-- Begin Collected material --

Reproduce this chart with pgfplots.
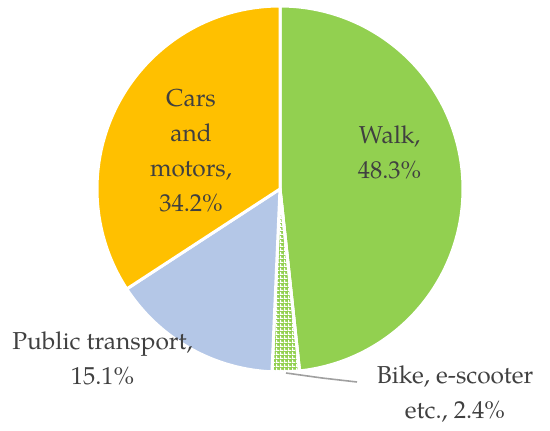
\documentclass[border=0pt]{standalone}
\usepackage{pgfplots}
\pgfplotsset{compat=1.18}
\usepackage{fontspec}
\setmainfont{TeX Gyre Pagella}
\usetikzlibrary{patterns}
\definecolor{walk}{HTML}{92D050}
\definecolor{cars}{HTML}{FFC000}
\definecolor{ptc}{HTML}{B4C7E7}
\definecolor{txt}{HTML}{404040}
\definecolor{lead}{HTML}{A0A0A0}
\pgfdeclarepatternformonly{wgrid}{\pgfpointorigin}{\pgfpoint{4pt}{4pt}}{\pgfpoint{4pt}{4pt}}{%
  \pgfpathrectangle{\pgfpointorigin}{\pgfpoint{4pt}{1.4pt}}%
  \pgfpathrectangle{\pgfpointorigin}{\pgfpoint{1.4pt}{4pt}}%
  \pgfusepath{fill}}
\begin{document}
\begin{tikzpicture}
\def\cx{280}\def\cy{242}\def\R{183}
% shares in percent
\def\pWalk{48.3}\def\pBike{2.4}\def\pPT{15.1}\def\pCars{34.2}
\pgfmathsetmacro\aA{90}
\pgfmathsetmacro\aB{90-\pWalk*3.6}
\pgfmathsetmacro\aC{\aB-\pBike*3.6}
\pgfmathsetmacro\aD{\aC-\pPT*3.6}
\pgfmathsetmacro\aE{\aD-\pCars*3.6}
\begin{axis}[x=1pt,y=1pt,xmin=0,xmax=550,ymin=0,ymax=431,hide axis,scale only axis,clip=false,
  every axis plot/.append style={line join=round,samples=150,variable=\t}]
\path (axis cs:0,0) rectangle (axis cs:550,431);
\addplot[fill=walk,draw=white,line width=3pt,domain=\aB:\aA] ({\cx+\R*cos(\t)},{\cy+\R*sin(\t)}) -- (axis cs:\cx,\cy) -- cycle;
\addplot[fill=walk,draw=white,line width=3pt,postaction={pattern=wgrid,pattern color=white},domain=\aC:\aB,samples=20] ({\cx+\R*cos(\t)},{\cy+\R*sin(\t)}) -- (axis cs:\cx,\cy) -- cycle;
\addplot[fill=ptc,draw=white,line width=3pt,domain=\aD:\aC] ({\cx+\R*cos(\t)},{\cy+\R*sin(\t)}) -- (axis cs:\cx,\cy) -- cycle;
\addplot[fill=cars,draw=white,line width=3pt,domain=\aE:\aD] ({\cx+\R*cos(\t)},{\cy+\R*sin(\t)}) -- (axis cs:\cx,\cy) -- cycle;
\addplot[draw=lead,line width=1.6pt] coordinates {(286,58) (322,53) (357,49)};
\node[align=center,font=\fontsize{24.5}{35}\selectfont,text=txt] at (axis cs:389.5,279) {Walk,\\48.3\%};
\node[align=center,font=\fontsize{24.5}{35}\selectfont,text=txt] at (axis cs:191,280) {Cars\\and\\motors,\\34.2\%};
\node[align=center,font=\fontsize{24.5}{35}\selectfont,text=txt] at (axis cs:102.5,73) {Public transport,\\15.1\%};
\node[align=center,font=\fontsize{24.5}{35}\selectfont,text=txt] at (axis cs:455,37) {Bike, e-scooter\\etc., 2.4\%};
\end{axis}
\end{tikzpicture}
\end{document}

-- End Collected material --

(Directions): Omit the pictures, and quote the material above exactly as given.

(Final answer):
Reproduce this chart with pgfplots.
\documentclass[border=0pt]{standalone}
\usepackage{pgfplots}
\pgfplotsset{compat=1.18}
\usepackage{fontspec}
\setmainfont{TeX Gyre Pagella}
\usetikzlibrary{patterns}
\definecolor{walk}{HTML}{92D050}
\definecolor{cars}{HTML}{FFC000}
\definecolor{ptc}{HTML}{B4C7E7}
\definecolor{txt}{HTML}{404040}
\definecolor{lead}{HTML}{A0A0A0}
\pgfdeclarepatternformonly{wgrid}{\pgfpointorigin}{\pgfpoint{4pt}{4pt}}{\pgfpoint{4pt}{4pt}}{%
  \pgfpathrectangle{\pgfpointorigin}{\pgfpoint{4pt}{1.4pt}}%
  \pgfpathrectangle{\pgfpointorigin}{\pgfpoint{1.4pt}{4pt}}%
  \pgfusepath{fill}}
\begin{document}
\begin{tikzpicture}
\def\cx{280}\def\cy{242}\def\R{183}
% shares in percent
\def\pWalk{48.3}\def\pBike{2.4}\def\pPT{15.1}\def\pCars{34.2}
\pgfmathsetmacro\aA{90}
\pgfmathsetmacro\aB{90-\pWalk*3.6}
\pgfmathsetmacro\aC{\aB-\pBike*3.6}
\pgfmathsetmacro\aD{\aC-\pPT*3.6}
\pgfmathsetmacro\aE{\aD-\pCars*3.6}
\begin{axis}[x=1pt,y=1pt,xmin=0,xmax=550,ymin=0,ymax=431,hide axis,scale only axis,clip=false,
  every axis plot/.append style={line join=round,samples=150,variable=\t}]
\path (axis cs:0,0) rectangle (axis cs:550,431);
\addplot[fill=walk,draw=white,line width=3pt,domain=\aB:\aA] ({\cx+\R*cos(\t)},{\cy+\R*sin(\t)}) -- (axis cs:\cx,\cy) -- cycle;
\addplot[fill=walk,draw=white,line width=3pt,postaction={pattern=wgrid,pattern color=white},domain=\aC:\aB,samples=20] ({\cx+\R*cos(\t)},{\cy+\R*sin(\t)}) -- (axis cs:\cx,\cy) -- cycle;
\addplot[fill=ptc,draw=white,line width=3pt,domain=\aD:\aC] ({\cx+\R*cos(\t)},{\cy+\R*sin(\t)}) -- (axis cs:\cx,\cy) -- cycle;
\addplot[fill=cars,draw=white,line width=3pt,domain=\aE:\aD] ({\cx+\R*cos(\t)},{\cy+\R*sin(\t)}) -- (axis cs:\cx,\cy) -- cycle;
\addplot[draw=lead,line width=1.6pt] coordinates {(286,58) (322,53) (357,49)};
\node[align=center,font=\fontsize{24.5}{35}\selectfont,text=txt] at (axis cs:389.5,279) {Walk,\\48.3\%};
\node[align=center,font=\fontsize{24.5}{35}\selectfont,text=txt] at (axis cs:191,280) {Cars\\and\\motors,\\34.2\%};
\node[align=center,font=\fontsize{24.5}{35}\selectfont,text=txt] at (axis cs:102.5,73) {Public transport,\\15.1\%};
\node[align=center,font=\fontsize{24.5}{35}\selectfont,text=txt] at (axis cs:455,37) {Bike, e-scooter\\etc., 2.4\%};
\end{axis}
\end{tikzpicture}
\end{document}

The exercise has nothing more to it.